Пришвин и философия | страница 73



Как философствующий богослов Дурылин дополняет проницательного, но неверующего очеркиста Пришвина. Кстати, Пришвин приехал на Светлое озеро, как это заметно по тексту его заметок, с целью узнать, как изменилась ситуация с народной религиозностью после принятия правительством нового закона о свободе совести в результате революции 1905 г. Социально-политический характер мотивации пришвинской поездки на святое озеро резко контрастирует с чисто внутренней христианско-исследовательской мотивацией аналогичной поездки Дурылина. В глубине народной веры в святой град Китеж Дурылин увидел проявление софийности русского религиозного сознания, переданной нам как духовное наследие от Византии с ее храмом Св. Софии в Константинополе[156]. Для русского религиозного философа и богослова, каким был С.Н. Дурылин, это ключевая проблема и тема. Для Пришвина же нет, по крайней мере она не является таковой в сознательном горизонте его тогдашних самоопределений. Пришвин только коснулся упоминаемого им в его очерке о святом озере религиозно-философского общества и одного из его руководителей Д.С. Мережковского, впервые, пожалуй, с такой убедительностью и силой предложившего использовать оппозицию «духа» и «плоти» для анализа русской мысли. С теоретиком декадентского богоискательства и его кругом он был знаком, и эту категориальную пару он, видимо, взял у него и использовал в своем очерке. Но все такого рода идейные «материи», обрабатываемые скорее книжным умом, чем глубоким личным опытом и чувством, ему глубоко чужды, неорганичны, чего никак нельзя сказать о Дурылине, последователе Владимира Соловьёва и Флоренского.

Пришвина тех лет трудно классифицировать по тогдашнему «прейскуранту» литературно-философских направлений. Вот его меткая самооценка того времени: «Что меня в свое время не бросило в искусство декадентов? Что-то близкое к Максиму Горькому. А что не увело к Горькому? Что-то близкое во мне к декадентам»[157]. О Дурылине так не скажешь. Но ведь и он натура далеко не одномерная. Книжник? Безусловно, и еще какой! Но и лирик потрясающий, что верно подметил хорошо его знавший М.В. Нестеров[158].

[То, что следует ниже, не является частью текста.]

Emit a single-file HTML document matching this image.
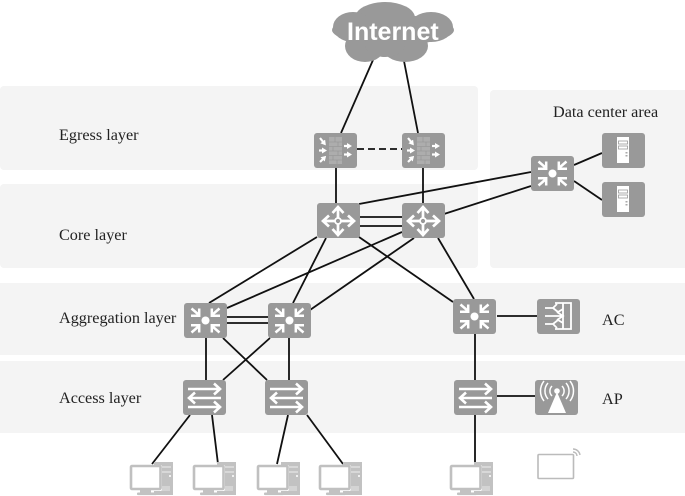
<!DOCTYPE html>
<html>
<head>
<meta charset="utf-8">
<style>
html,body{margin:0;padding:0;background:#fff}
svg{display:block}
text{font-family:"Liberation Serif",serif;font-size:16.2px;fill:#222}
</style>
</head>
<body>
<svg width="685" height="496" viewBox="0 0 685 496" xmlns="http://www.w3.org/2000/svg">
<defs>
<marker id="ah" markerWidth="5" markerHeight="6" refX="2" refY="3" orient="auto" markerUnits="userSpaceOnUse"><path d="M0 0L5 3L0 6Z" fill="#fff"/></marker>
<g id="box"><rect width="43" height="35" rx="3" fill="#999"/></g>
<g id="agg">
<use href="#box"/>
<circle cx="21.5" cy="17.5" r="4" fill="#fff"/>
<g stroke="#fff" stroke-width="2.5" fill="none">
<path d="M7.5 5.5L14.5 11.5M7 12.8H15.2V5.5"/>
<path d="M35.5 5.5L28.5 11.5M36 12.8H27.8V5.5"/>
<path d="M7.5 29.5L14.5 23.5M7 22.2H15.2V29.5"/>
<path d="M35.5 29.5L28.5 23.5M36 22.2H27.8V29.5"/>
</g>
</g>
<g id="core">
<use href="#box"/>
<g stroke="#fff" stroke-width="2.7" fill="none">
<path d="M21 18V5M15.5 10L21 4L26.5 10"/>
<path d="M21 18V31M15.5 26L21 32L26.5 26"/>
<path d="M21 18H7M12 12.5L6 18L12 23.5"/>
<path d="M21 18H36M31 12.5L37 18L31 23.5"/>
</g>
<circle cx="21" cy="18" r="3" fill="#999" stroke="#fff" stroke-width="1.8"/>
</g>
<g id="sw">
<use href="#box"/>
<g stroke="#fff" stroke-width="2.6" fill="none">
<path d="M5 9H37M31 3.5L37 9L31 14.5"/>
<path d="M38 18H7M12 12.5L6 18L12 23.5"/>
<path d="M5 27H37M31 21.5L37 27L31 32.5"/>
</g>
</g>
<g id="fw">
<use href="#box"/>
<rect x="15" y="4" width="13" height="27" fill="#adadad"/>
<g stroke="#999" stroke-width="0.8"><path d="M15 9H28M15 13.5H28M15 18H28M15 22.5H28M15 27H28M21 4V9M24 9V13.5M19 13.5V18M24 18V22.5M19 22.5V27M23 27V31"/></g>
<g stroke="#fff" stroke-width="2.2" fill="none">
<path d="M6 5L10 10" marker-end="url(#ah)"/>
<path d="M5 17.5H10" marker-end="url(#ah)"/>
<path d="M6 29L10 25" marker-end="url(#ah)"/>
<path d="M30 13H35" marker-end="url(#ah)"/>
<path d="M30 21.5H35" marker-end="url(#ah)"/>
</g>
</g>
<g id="srv">
<use href="#box"/>
<rect x="15" y="4" width="12" height="26" fill="#fff"/>
<rect x="16.5" y="8" width="9" height="3" fill="#fff" stroke="#999" stroke-width=".8"/>
<rect x="16.5" y="13" width="9" height="3" fill="#fff" stroke="#999" stroke-width=".8"/>
<rect x="23.5" y="19" width="2" height="1.5" fill="#aaa"/>
<rect x="23.5" y="22" width="2" height="1.5" fill="#aaa"/>
</g>
<g id="pc">
<rect x="24" y="0" width="19" height="33" fill="#c2c2c2"/>
<path d="M27 5H41M27 10H41" stroke="#eee" stroke-width="1"/>
<circle cx="40" cy="14" r="1" fill="#fff"/>
<path d="M33 29V24M35 29V24M37 29V24M39 29V24" stroke="#eee" stroke-width=".8"/>
<rect x="-1" y="3" width="33" height="26" rx="1.5" fill="#fff"/>
<rect x="1" y="4" width="29.5" height="23" rx="1" fill="#fff" stroke="#c0c0c0" stroke-width="2.6"/>
<rect x="10" y="28" width="11" height="3" fill="#c2c2c2"/>
<rect x="7" y="30.5" width="20" height="2.6" rx="1" fill="#c2c2c2"/>
</g>
</defs>

<!-- panels -->
<g fill="#f4f4f4">
<rect x="0" y="86" width="478" height="84" rx="4"/>
<rect x="0" y="184" width="478" height="84" rx="4"/>
<rect x="490" y="90" width="200" height="178" rx="4"/>
<rect x="-5" y="283" width="695" height="72" rx="4"/>
<rect x="-5" y="361" width="695" height="72" rx="4"/>
</g>

<!-- connectors -->
<g stroke="#111" stroke-width="1.8" fill="none">
<path d="M373 60L341 133M404 61L418 133"/>
<path d="M357 149H402" stroke-dasharray="7 4"/>
<path d="M336 168V203M423 168V203"/>
<path d="M359 217H402M359 226H402"/>
<path d="M359 204L531 172M444 214L531 186"/>
<path d="M574 165L602 153M574 181L602 200"/>
<path d="M317 237L209 303M326 238L293 303M402 232L227 308M414 238L310 310"/>
<path d="M359 237L453 302M438 238L474 299"/>
<path d="M227 317H268M227 323H268"/>
<path d="M206 338V380M289 338V380"/>
<path d="M223 338L267 380M270 338L223 380"/>
<path d="M475 334V380M497 316H537M497 396H535M475 415V462"/>
<path d="M190 415L152 464M212 415L218 464M288 415L277 464M307 415L343 464"/>
</g>

<!-- cloud -->
<g fill="#999">
<ellipse cx="393" cy="30" rx="61" ry="15"/>
<ellipse cx="385" cy="18" rx="30" ry="16"/>
<ellipse cx="353" cy="27" rx="20" ry="15"/>
<ellipse cx="431" cy="27" rx="22" ry="15"/>
<ellipse cx="365" cy="46" rx="20" ry="16"/>
<ellipse cx="405" cy="46" rx="23" ry="16"/>
<ellipse cx="385" cy="44" rx="20" ry="13"/>
</g>
<text x="347" y="40" style="font-family:'Liberation Sans',sans-serif;font-weight:bold;font-size:25px;fill:#fff">Internet</text>

<!-- devices -->
<use href="#fw" x="314" y="133"/>
<use href="#fw" x="402" y="133"/>
<use href="#core" x="317" y="203"/>
<use href="#core" x="402" y="203"/>
<use href="#agg" x="531" y="156"/>
<use href="#srv" x="602" y="133"/>
<use href="#srv" x="602" y="182"/>
<use href="#agg" x="184" y="303"/>
<use href="#agg" x="268" y="303"/>
<use href="#agg" x="453" y="299"/>
<use href="#sw" x="183" y="380"/>
<use href="#sw" x="265" y="380"/>
<use href="#sw" x="454" y="380"/>

<!-- AC -->
<use href="#box" x="537" y="299"/>
<g stroke="#fff" stroke-width="1.8" fill="none">
<path d="M555 303H571V329H555M563 303V329"/>
<path d="M545 308H553L557 304M553 308L558 312L563 309"/>
<path d="M545 316H563M557 312L563 316L557 320"/>
<path d="M545 324H553L558 320L563 323M553 324L557 328"/>
</g>

<!-- AP -->
<use href="#box" x="535" y="380"/>
<path d="M557 392L566 413H548Z" fill="#fff"/>
<circle cx="557" cy="391" r="2.8" fill="#fff"/>
<g stroke="#fff" stroke-width="1.5" fill="none">
<path d="M552 386a7 7 0 0 0 0 10M562 386a7 7 0 0 1 0 10"/>
<path d="M548 383a12 12 0 0 0 0 16M566 383a12 12 0 0 1 0 16"/>
<path d="M544 381a16 16 0 0 0 0 20M570 381a16 16 0 0 1 0 20"/>
</g>

<!-- PCs -->
<use href="#pc" x="130" y="462"/>
<use href="#pc" x="193" y="462"/>
<use href="#pc" x="257" y="462"/>
<use href="#pc" x="319" y="462"/>
<use href="#pc" x="450" y="462"/>

<!-- tablet -->
<rect x="538" y="454.5" width="35.5" height="24" rx="1" fill="#fff" stroke="#bbb" stroke-width="1.6"/>
<g stroke="#bbb" stroke-width="1.4" fill="none">
<path d="M573 452a4 4 0 0 1 4 4"/>
<path d="M573 449a7 7 0 0 1 7 6"/>
</g>

<!-- labels -->
<text x="59" y="140">Egress layer</text>
<text x="59" y="240">Core layer</text>
<text x="59" y="323">Aggregation layer</text>
<text x="59" y="403">Access layer</text>
<text x="553" y="117">Data center area</text>
<text x="602" y="325">AC</text>
<text x="602" y="404">AP</text>
</svg>
</body>
</html>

Вот и в своих выводах оба писателя демонстрируют свою многомерность: Пришвин открывает нам, что он не только мечтатель, поэт-сказочник и натуралист, но и мыслитель, не чуждый исторического чутья, а Дурылин в своей передаче разговора на ночном берегу Светлого озера обнаруживает талант художника, настоящее поэтическое мышление. Писатели как бы обменялись в этих очерках своими «печатками», оставшись в них самими собой.